Where does the string "this" appear? Copy every line of the entries below that holds it.

-------

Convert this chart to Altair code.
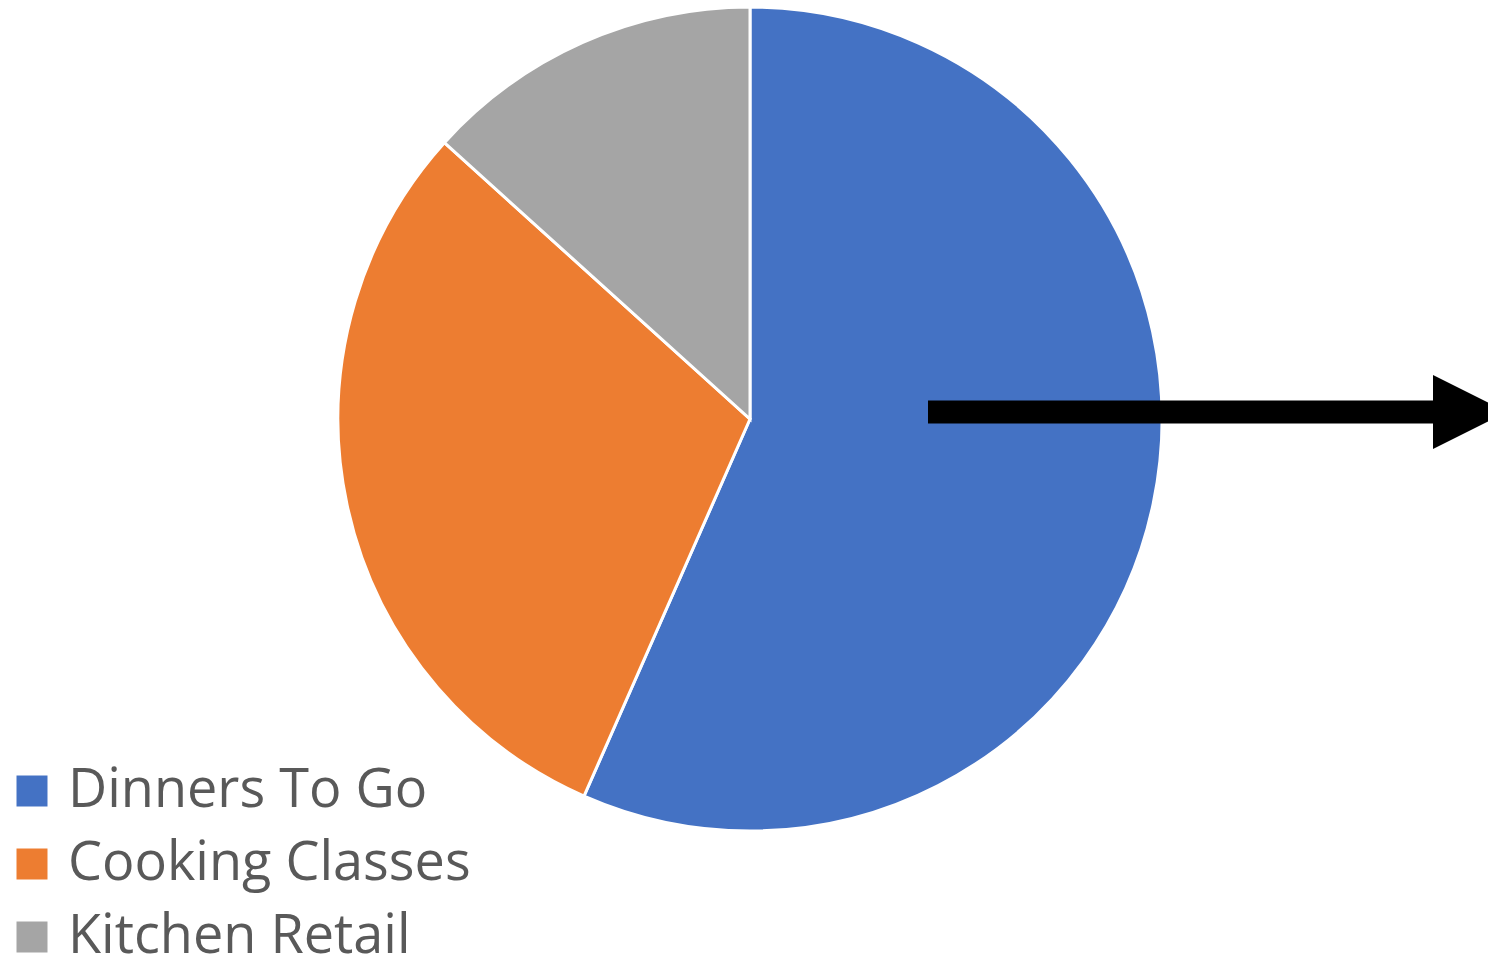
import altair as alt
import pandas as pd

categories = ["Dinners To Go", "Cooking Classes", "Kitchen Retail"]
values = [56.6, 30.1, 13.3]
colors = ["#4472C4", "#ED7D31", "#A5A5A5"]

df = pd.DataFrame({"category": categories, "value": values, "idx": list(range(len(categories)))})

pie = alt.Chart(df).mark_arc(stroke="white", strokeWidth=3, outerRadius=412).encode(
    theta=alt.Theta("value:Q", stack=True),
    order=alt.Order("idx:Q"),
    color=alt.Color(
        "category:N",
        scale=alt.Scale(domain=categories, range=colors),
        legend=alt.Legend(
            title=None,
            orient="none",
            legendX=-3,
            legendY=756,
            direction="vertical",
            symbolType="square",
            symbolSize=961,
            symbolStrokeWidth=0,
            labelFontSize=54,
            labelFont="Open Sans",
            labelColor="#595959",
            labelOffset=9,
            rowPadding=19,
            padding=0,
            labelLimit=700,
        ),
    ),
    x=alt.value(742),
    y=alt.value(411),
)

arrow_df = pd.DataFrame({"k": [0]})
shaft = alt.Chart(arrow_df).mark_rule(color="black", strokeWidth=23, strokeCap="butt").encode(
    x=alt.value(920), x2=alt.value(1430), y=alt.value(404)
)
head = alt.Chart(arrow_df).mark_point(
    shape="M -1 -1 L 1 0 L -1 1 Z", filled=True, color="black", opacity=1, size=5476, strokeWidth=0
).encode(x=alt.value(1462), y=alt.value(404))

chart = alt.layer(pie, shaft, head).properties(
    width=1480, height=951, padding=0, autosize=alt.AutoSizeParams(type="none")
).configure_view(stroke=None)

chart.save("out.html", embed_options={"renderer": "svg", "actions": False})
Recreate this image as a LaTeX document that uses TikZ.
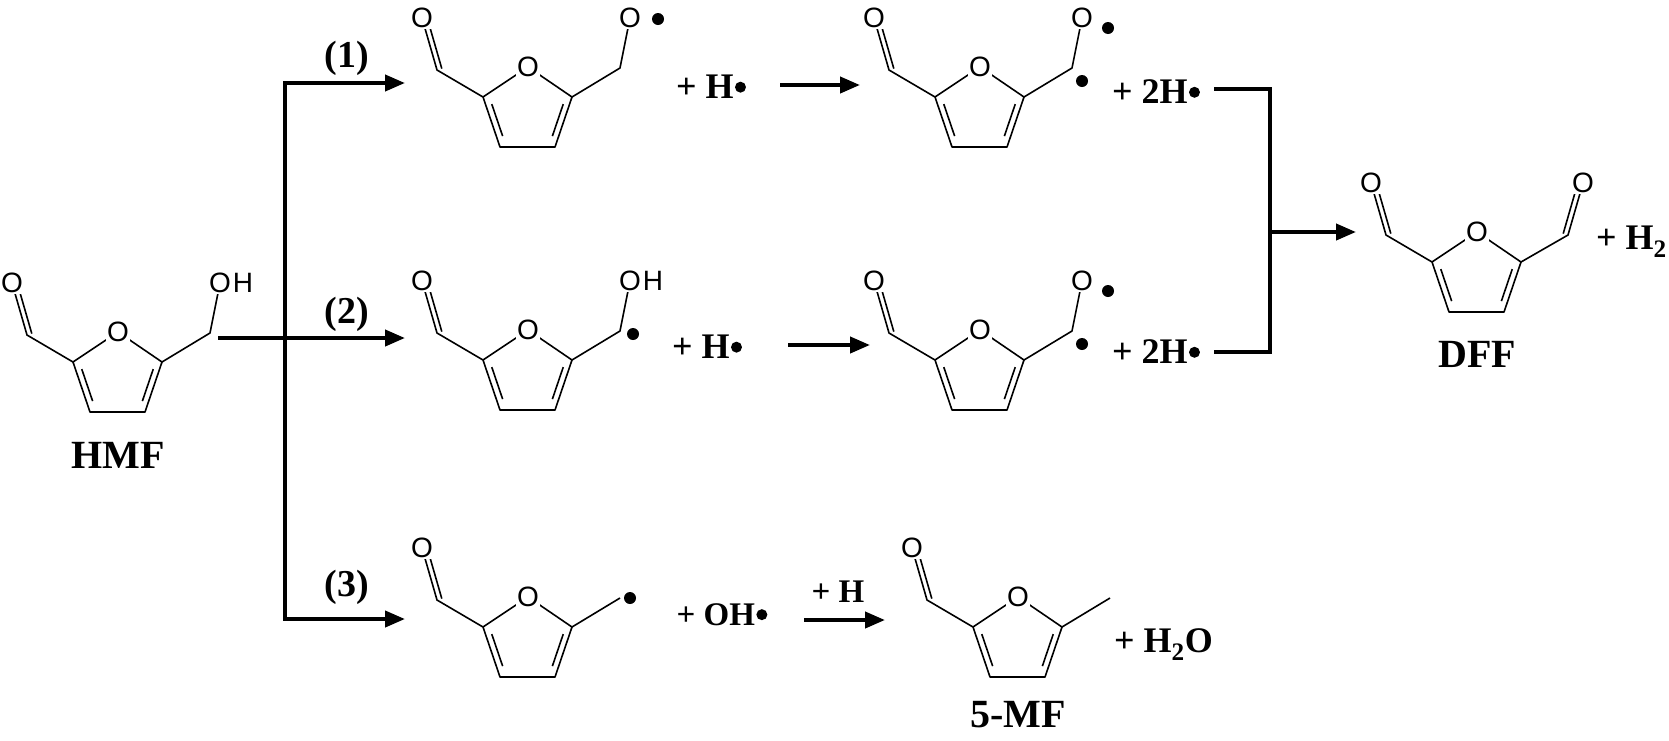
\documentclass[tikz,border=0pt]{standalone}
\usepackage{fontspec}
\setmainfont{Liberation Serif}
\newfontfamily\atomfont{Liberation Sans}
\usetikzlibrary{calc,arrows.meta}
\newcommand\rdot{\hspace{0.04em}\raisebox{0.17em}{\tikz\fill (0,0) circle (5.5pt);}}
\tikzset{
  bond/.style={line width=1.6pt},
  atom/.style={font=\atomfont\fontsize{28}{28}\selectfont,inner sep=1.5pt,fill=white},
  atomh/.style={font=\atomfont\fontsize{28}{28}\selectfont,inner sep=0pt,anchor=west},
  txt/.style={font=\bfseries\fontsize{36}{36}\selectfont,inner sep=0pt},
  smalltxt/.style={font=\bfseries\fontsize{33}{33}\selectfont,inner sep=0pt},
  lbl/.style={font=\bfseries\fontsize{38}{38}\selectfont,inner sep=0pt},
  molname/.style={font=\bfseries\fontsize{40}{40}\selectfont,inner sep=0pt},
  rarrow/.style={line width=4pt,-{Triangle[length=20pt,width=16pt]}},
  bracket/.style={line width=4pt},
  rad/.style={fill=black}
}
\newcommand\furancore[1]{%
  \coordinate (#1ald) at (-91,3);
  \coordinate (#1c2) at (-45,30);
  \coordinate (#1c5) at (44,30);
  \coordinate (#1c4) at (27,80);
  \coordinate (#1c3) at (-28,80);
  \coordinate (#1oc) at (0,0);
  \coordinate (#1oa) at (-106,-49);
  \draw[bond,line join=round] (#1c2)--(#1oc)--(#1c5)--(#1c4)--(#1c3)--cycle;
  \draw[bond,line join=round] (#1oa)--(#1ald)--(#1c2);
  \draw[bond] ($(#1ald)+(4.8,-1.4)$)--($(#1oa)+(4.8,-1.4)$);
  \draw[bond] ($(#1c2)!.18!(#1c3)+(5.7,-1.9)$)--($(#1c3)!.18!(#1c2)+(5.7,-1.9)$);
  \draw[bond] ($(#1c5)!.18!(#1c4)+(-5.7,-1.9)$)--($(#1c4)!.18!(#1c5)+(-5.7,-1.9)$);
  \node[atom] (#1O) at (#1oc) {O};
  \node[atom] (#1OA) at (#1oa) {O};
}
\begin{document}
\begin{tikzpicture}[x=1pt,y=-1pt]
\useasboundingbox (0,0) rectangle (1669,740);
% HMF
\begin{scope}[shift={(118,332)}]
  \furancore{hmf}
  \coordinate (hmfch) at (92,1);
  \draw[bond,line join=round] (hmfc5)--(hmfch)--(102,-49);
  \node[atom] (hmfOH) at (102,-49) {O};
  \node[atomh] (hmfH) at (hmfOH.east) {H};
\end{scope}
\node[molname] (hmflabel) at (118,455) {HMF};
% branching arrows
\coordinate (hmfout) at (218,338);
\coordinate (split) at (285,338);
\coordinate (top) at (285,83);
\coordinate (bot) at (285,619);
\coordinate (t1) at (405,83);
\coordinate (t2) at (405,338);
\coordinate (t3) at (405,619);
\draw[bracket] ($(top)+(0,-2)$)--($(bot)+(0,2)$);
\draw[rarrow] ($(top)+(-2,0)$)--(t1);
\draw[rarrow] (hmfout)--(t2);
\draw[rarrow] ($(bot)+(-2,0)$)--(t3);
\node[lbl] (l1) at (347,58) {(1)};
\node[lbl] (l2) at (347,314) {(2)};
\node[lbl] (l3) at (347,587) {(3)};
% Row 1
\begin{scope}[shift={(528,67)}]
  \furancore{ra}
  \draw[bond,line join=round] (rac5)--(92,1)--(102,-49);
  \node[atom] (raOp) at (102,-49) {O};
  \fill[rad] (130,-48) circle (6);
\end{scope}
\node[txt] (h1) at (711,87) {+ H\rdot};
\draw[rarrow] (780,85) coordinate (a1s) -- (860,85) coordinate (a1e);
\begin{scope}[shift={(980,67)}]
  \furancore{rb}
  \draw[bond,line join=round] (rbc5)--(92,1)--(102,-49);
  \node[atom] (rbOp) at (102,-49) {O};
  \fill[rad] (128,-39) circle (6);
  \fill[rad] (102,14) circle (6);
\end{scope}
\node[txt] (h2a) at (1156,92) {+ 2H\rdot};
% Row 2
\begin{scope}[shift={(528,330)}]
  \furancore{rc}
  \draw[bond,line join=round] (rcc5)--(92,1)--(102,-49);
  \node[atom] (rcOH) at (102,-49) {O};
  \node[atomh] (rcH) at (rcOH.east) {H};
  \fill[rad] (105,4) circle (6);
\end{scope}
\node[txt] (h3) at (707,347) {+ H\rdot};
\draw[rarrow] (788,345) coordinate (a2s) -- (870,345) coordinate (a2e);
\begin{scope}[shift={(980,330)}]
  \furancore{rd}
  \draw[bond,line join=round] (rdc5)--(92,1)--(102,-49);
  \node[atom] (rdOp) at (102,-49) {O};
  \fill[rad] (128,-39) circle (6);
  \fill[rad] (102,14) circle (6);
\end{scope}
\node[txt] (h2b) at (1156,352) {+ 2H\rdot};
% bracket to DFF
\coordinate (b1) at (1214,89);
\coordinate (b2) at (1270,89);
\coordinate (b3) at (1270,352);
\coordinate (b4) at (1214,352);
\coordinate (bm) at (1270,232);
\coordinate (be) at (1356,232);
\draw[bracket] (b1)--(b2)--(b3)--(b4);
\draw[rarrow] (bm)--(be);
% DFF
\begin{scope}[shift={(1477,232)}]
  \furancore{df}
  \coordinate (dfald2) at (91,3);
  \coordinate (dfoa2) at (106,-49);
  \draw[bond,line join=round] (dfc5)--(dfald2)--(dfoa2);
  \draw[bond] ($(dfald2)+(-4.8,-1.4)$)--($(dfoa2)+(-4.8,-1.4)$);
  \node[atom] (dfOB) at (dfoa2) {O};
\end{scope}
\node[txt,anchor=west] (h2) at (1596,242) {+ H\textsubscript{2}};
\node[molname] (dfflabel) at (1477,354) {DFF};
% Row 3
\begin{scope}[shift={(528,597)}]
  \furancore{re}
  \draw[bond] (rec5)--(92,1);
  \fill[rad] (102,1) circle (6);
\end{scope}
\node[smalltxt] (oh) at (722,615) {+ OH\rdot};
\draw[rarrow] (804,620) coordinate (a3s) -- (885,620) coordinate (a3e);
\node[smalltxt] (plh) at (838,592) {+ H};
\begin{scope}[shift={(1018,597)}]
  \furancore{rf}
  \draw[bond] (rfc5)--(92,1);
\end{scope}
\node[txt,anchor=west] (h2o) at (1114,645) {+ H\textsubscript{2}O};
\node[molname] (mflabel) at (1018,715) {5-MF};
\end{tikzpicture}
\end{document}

-------

● **PROBLEM SOLUTION**
Convert this chart to Altair code.
Recreate this image as a LaTeX document that uses TikZ.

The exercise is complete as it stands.